I’m journaling in a journal I picked up at Walmart. One side I’m listing the food (and WW points—how I originally lost 80 lbs. several years ago) .... and the other side I put plans, thoughts, whatevers. I have 3 days in it so far. The scale has to move eventually and the click has to come eventually. As much as I would love to join the Mastermind program, I"ll have to see how it pans out. Might not be feasible, all things considered! Only time will tell. 6 mos. would make a wonderful dent in the 100+ lbs. I have to go!
However, like Scott’s one show last week, ultimately it is up to ME to do this and take care of my self-esteem, etc, etc. . I guess I started this week to see if I could stick with it, if I’m worth an investment (I know I am, but I think you all understand!) ..... Sooooooo it was “get serious” ...

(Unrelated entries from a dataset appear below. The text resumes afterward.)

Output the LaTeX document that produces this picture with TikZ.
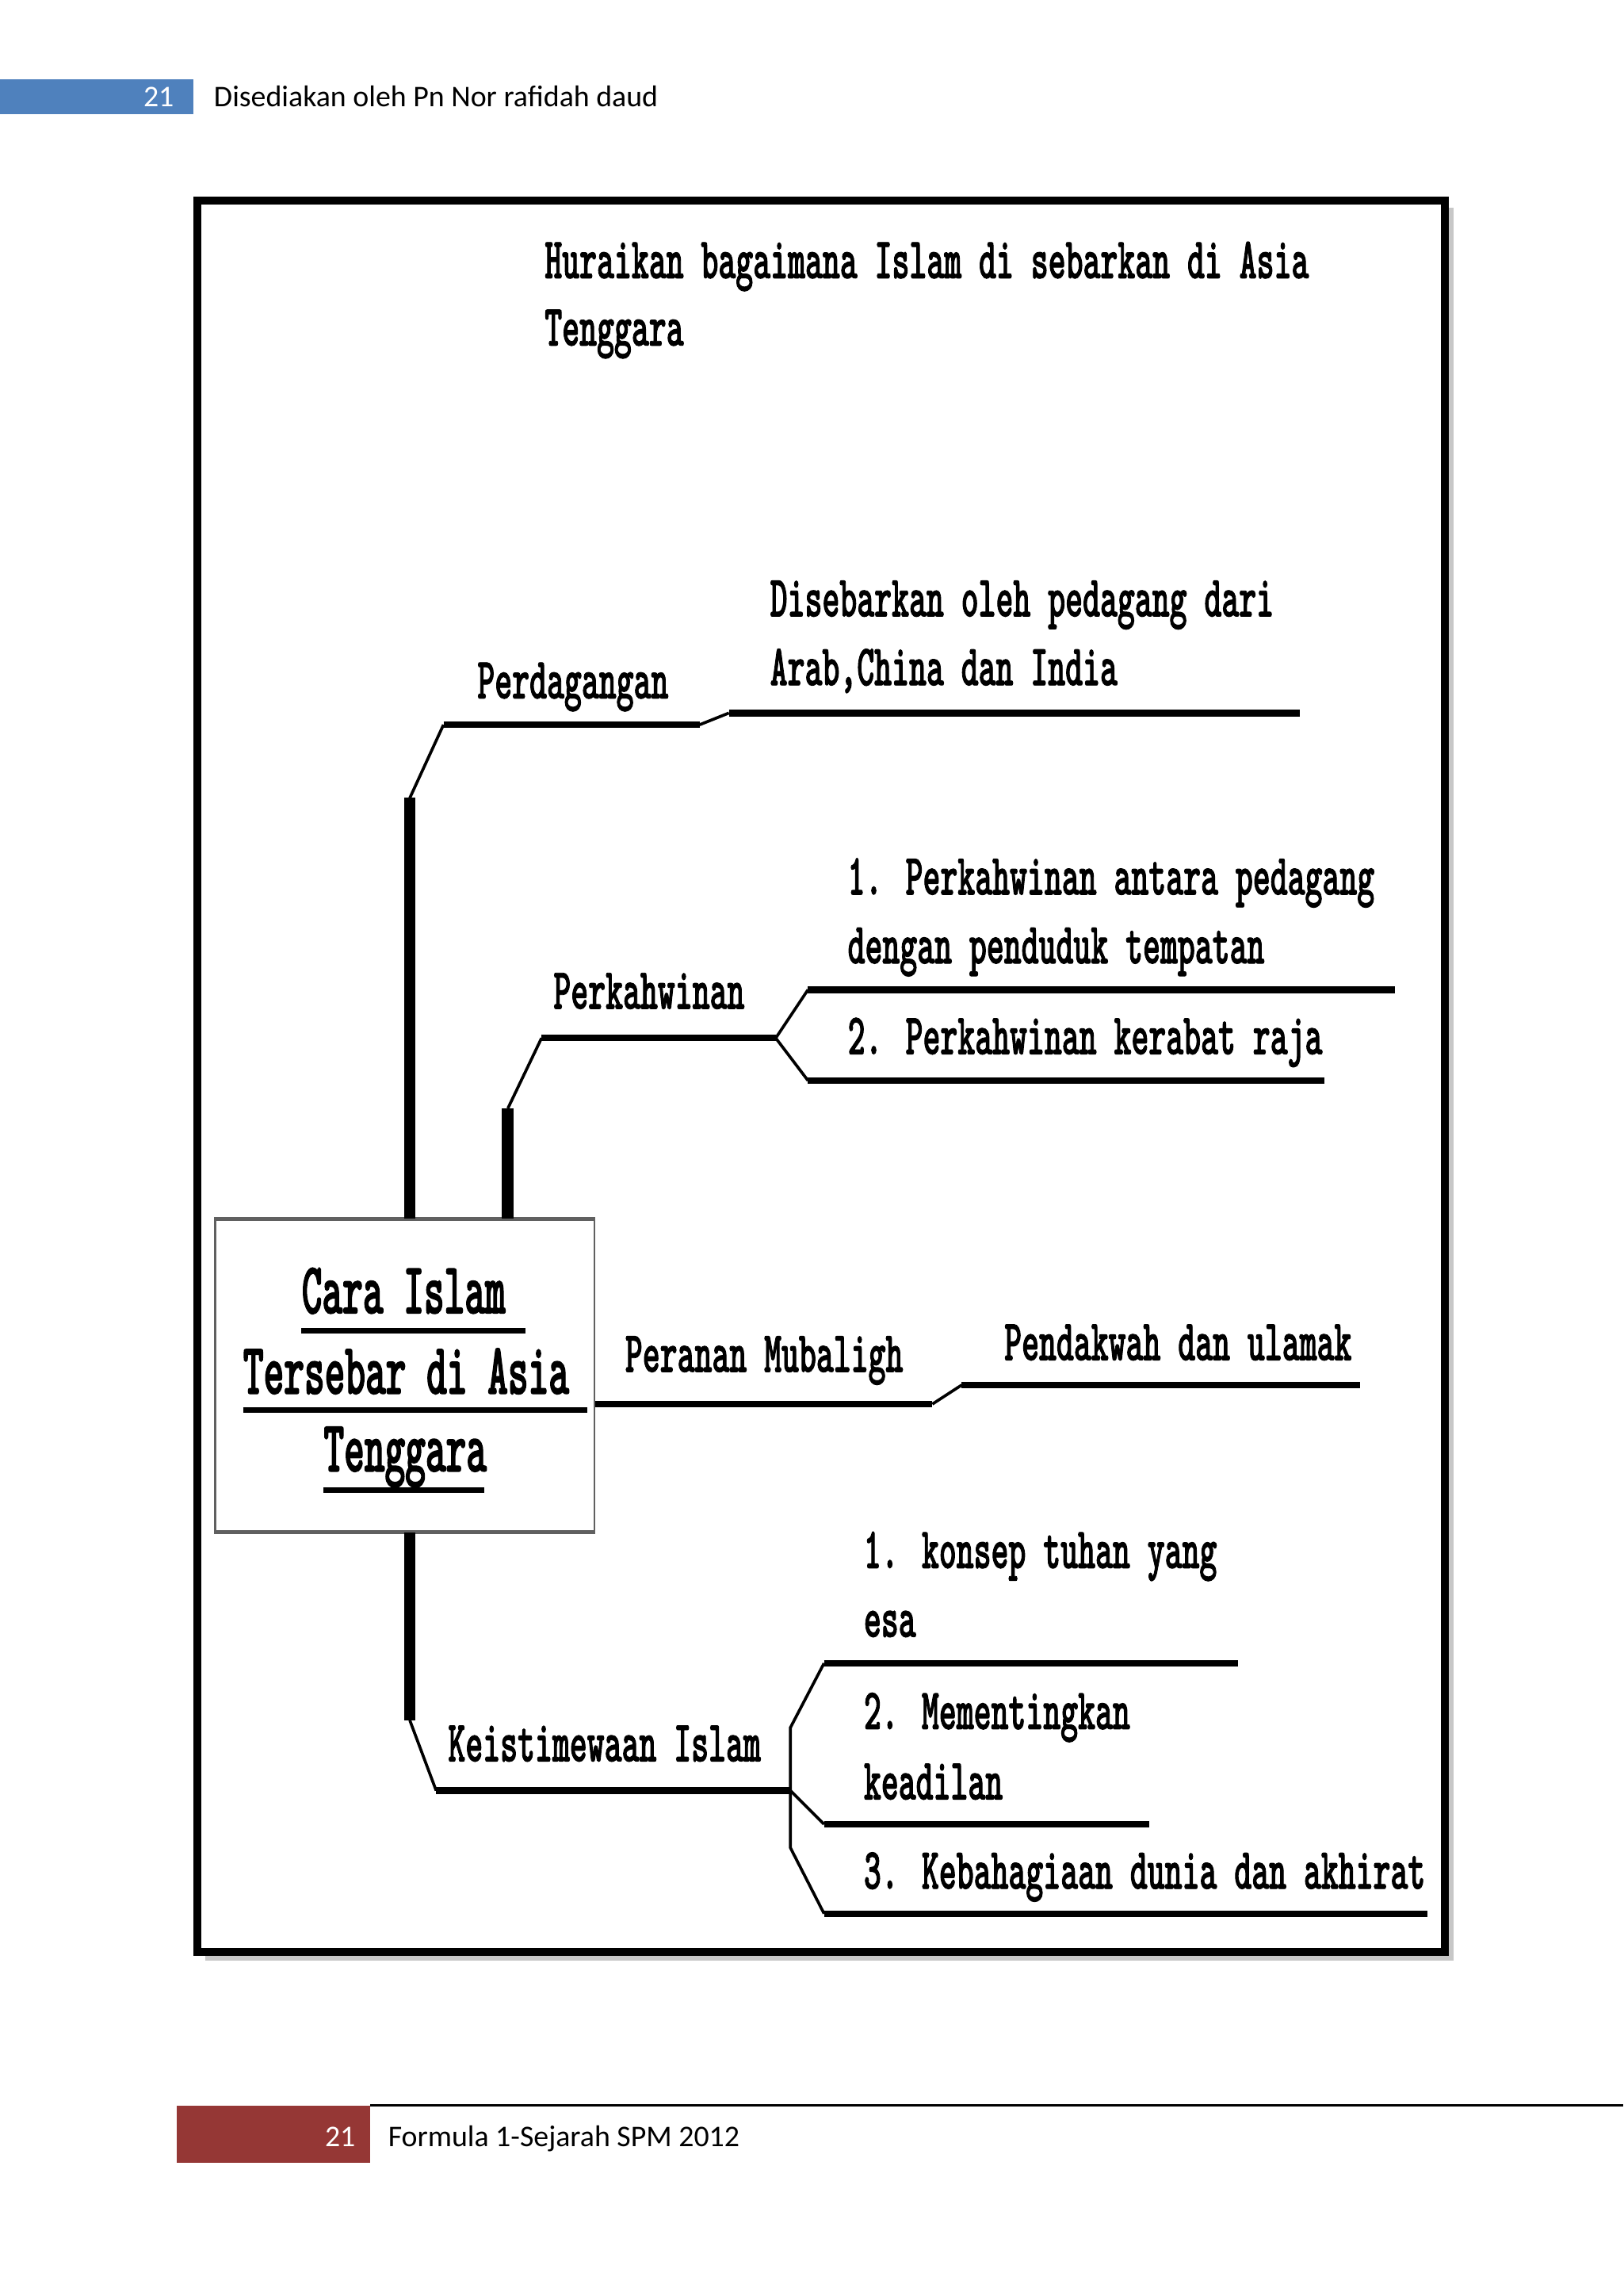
\documentclass[tikz,border=0pt]{standalone}
\usepackage{fontspec}
\newfontfamily\hdr{Carlito}
\newfontfamily\mono[FakeStretch=0.565,FakeBold=1.2]{lmmonolt10-bold.otf}
\newfontfamily\monobig[FakeStretch=0.53,FakeBold=1.4]{lmmonolt10-bold.otf}
\definecolor{hblue}{HTML}{4F81BD}
\definecolor{fred}{HTML}{953735}
\definecolor{boxgray}{HTML}{606060}
\tikzset{
  txt/.style={anchor=base west, inner sep=0pt, font={\mono\fontsize{40}{46}\selectfont}},
  ctxt/.style={anchor=base west, inner sep=0pt, font={\monobig\fontsize{50}{56}\selectfont}},
  hdtxt/.style={inner sep=0pt, font={\hdr\fontsize{20.5}{24}\selectfont}},
  trunk/.style={line width=8pt},
  barline/.style={line width=4.5pt},
  thinline/.style={line width=2pt},
  uline/.style={line width=3.8pt},
}
\begin{document}
\begin{tikzpicture}[x=1pt,y=1pt]
\useasboundingbox (0,0) rectangle (1109,-1568.2);
\fill[white] (0,0) rectangle (1109,-1568.2);
% header
\fill[hblue] (0,-54) rectangle (132,-78);
\node[hdtxt, anchor=base east, text=white] (hnum) at (119,-73) {21};
\node[hdtxt, anchor=base west] (htxt) at (146,-73) {Disediakan oleh Pn Nor rafidah daud};
% footer
\fill[fred] (121,-1438) rectangle (253,-1477);
\draw[line width=1.8pt] (253,-1438) -- (1109,-1438);
\node[hdtxt, anchor=base east, text=white] (fnum) at (243,-1466) {21};
\node[hdtxt, anchor=base west] (ftxt) at (265,-1466) {Formula 1-Sejarah SPM 2012};
% frame with soft shadow on right and bottom
\draw[line width=4pt, black!22] (991,-142) -- (991,-1337) -- (140,-1337);
\draw[line width=5.5pt] (135,-137) rectangle (987,-1333);
% title
\node[txt] (t1) at (372,-190) {Huraikan bagaimana Islam di sebarkan di Asia};
\node[txt] (t2) at (372,-236) {Tenggara};
% central box
\node[draw=boxgray, line width=1.3pt, minimum width=259pt, minimum height=213pt, inner sep=0pt] (cbox) at (276.5,-939.5) {};
\draw[line width=2.6pt, boxgray] (cbox.north west) -- (cbox.north east);
\draw[line width=2.6pt, boxgray] (cbox.south west) -- (cbox.south east);
\node[ctxt] (c1) at (206,-897) {Cara Islam};
\node[ctxt] (c2) at (166,-952) {Tersebar di Asia};
\node[ctxt] (c3) at (221,-1005) {Tenggara};
\draw[uline] (206,-909) -- (359,-909);
\draw[uline] (166,-963) -- (401,-963);
\draw[uline] (221,-1018) -- (331,-1018);
% Perdagangan
\coordinate (pa) at (280,-545);
\coordinate (pb) at (303,-495);
\coordinate (pc) at (478,-495);
\coordinate (pd) at (498,-487);
\coordinate (pe) at (888,-487);
\draw[trunk] (pa) -- (pa |- cbox.north);
\draw[thinline] (pa) -- (pb);
\draw[barline] (pb) -- (pc);
\draw[thinline] (pc) -- (pd);
\draw[barline] (pd) -- (pe);
\node[txt] (perd) at (326,-477) {Perdagangan};
\node[txt] (perdA) at (526,-421) {Disebarkan oleh pedagang dari};
\node[txt] (perdB) at (526,-468) {Arab,China dan India};
% Perkahwinan
\coordinate (ka) at (347,-757);
\coordinate (kb) at (370,-709);
\coordinate (kc) at (530,-709);
\coordinate (kd) at (552,-676);
\coordinate (ke) at (953,-676);
\coordinate (kf) at (552,-738);
\coordinate (kg) at (905,-738);
\draw[trunk] (ka) -- (ka |- cbox.north);
\draw[thinline] (ka) -- (kb);
\draw[barline] (kb) -- (kc);
\draw[thinline] (kc) -- (kd);
\draw[thinline] (kc) -- (kf);
\draw[barline] (kd) -- (ke);
\draw[barline] (kf) -- (kg);
\node[txt] (perk) at (378,-689) {Perkahwinan};
\node[txt] (perk1a) at (579,-611) {1. Perkahwinan antara pedagang};
\node[txt] (perk1b) at (579,-658) {dengan penduduk tempatan};
\node[txt] (perk2) at (579,-720) {2. Perkahwinan kerabat raja};
% Peranan Mubaligh
\coordinate (ma) at (cbox.east |- 0,-959);
\coordinate (mb) at (637,-959);
\coordinate (mc) at (657,-946);
\coordinate (md) at (929,-946);
\draw[barline] (ma) -- (mb);
\draw[thinline] (mb) -- (mc);
\draw[barline] (mc) -- (md);
\node[txt] (peran) at (427,-937) {Peranan Mubaligh};
\node[txt] (peranA) at (686,-929) {Pendakwah dan ulamak};
% Keistimewaan Islam
\coordinate (ia) at (280,-1175);
\coordinate (ib) at (298,-1223);
\coordinate (ic) at (540,-1223);
\coordinate (id) at (540,-1180);
\coordinate (ie) at (563,-1136);
\coordinate (if) at (846,-1136);
\coordinate (ig) at (563,-1246);
\coordinate (ih) at (785,-1246);
\coordinate (ii) at (540,-1262);
\coordinate (ij) at (563,-1307);
\coordinate (ik) at (975,-1307);
\draw[trunk] (ia |- cbox.south) -- (ia);
\draw[thinline] (ia) -- (ib);
\draw[barline] (ib) -- (ic);
\draw[thinline] (ic) -- (id) -- (ie);
\draw[thinline] (ic) -- (ig);
\draw[thinline] (ic) -- (ii) -- (ij);
\draw[barline] (ie) -- (if);
\draw[barline] (ig) -- (ih);
\draw[barline] (ij) -- (ik);
\node[txt] (keis) at (306,-1203) {Keistimewaan Islam};
\node[txt] (k1a) at (590,-1071) {1. konsep tuhan yang};
\node[txt] (k1b) at (590,-1118) {esa};
\node[txt] (k2a) at (590,-1181) {2. Mementingkan};
\node[txt] (k2b) at (590,-1229) {keadilan};
\node[txt] (k3) at (590,-1290) {3. Kebahagiaan dunia dan akhirat};
\end{tikzpicture}
\end{document}
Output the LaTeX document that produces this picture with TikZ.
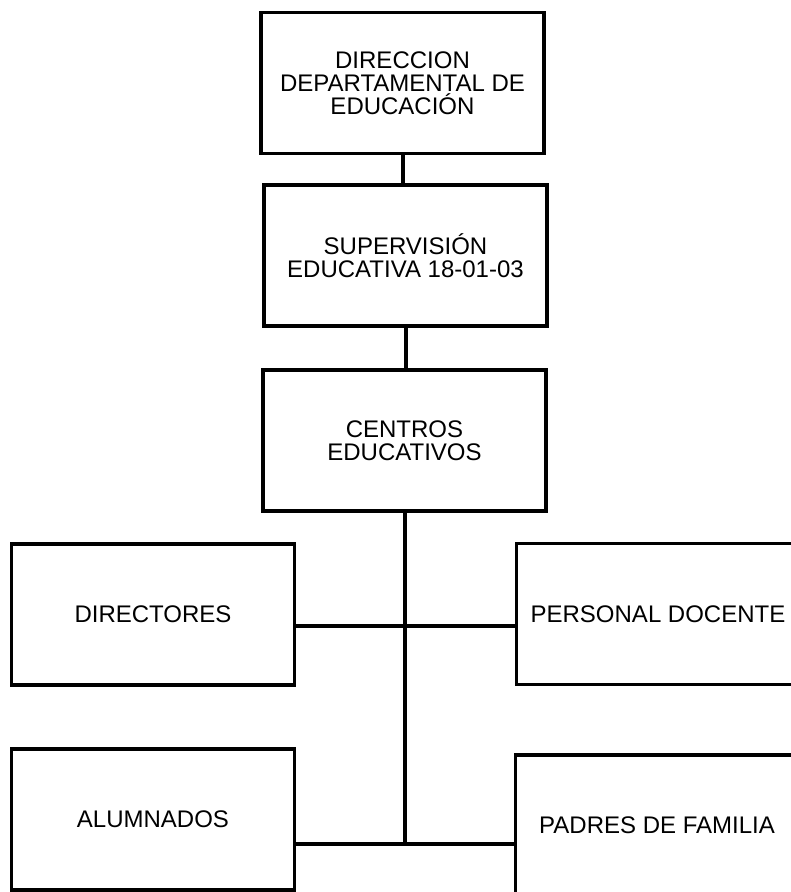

Tomorrow night presents a challenge. . . . Dinner at the Olive Garden (I like creamy sauces—can we say fetticini alfredo?) ... I am going to skip the breadsticks, they don’t do it or me anyway ..... and I will check on the web to see the points/calories etc, of different dishes. I can eat out and do it wisely, not be deprived and be successful. One small success leads to another ... and another . . . and another.
Oh and I gave blood today, cuz I like to do that!!! It’s a small gesture I can do ... I’m O negative and they love me!
If you made it this far: Thanx for listening to the babble.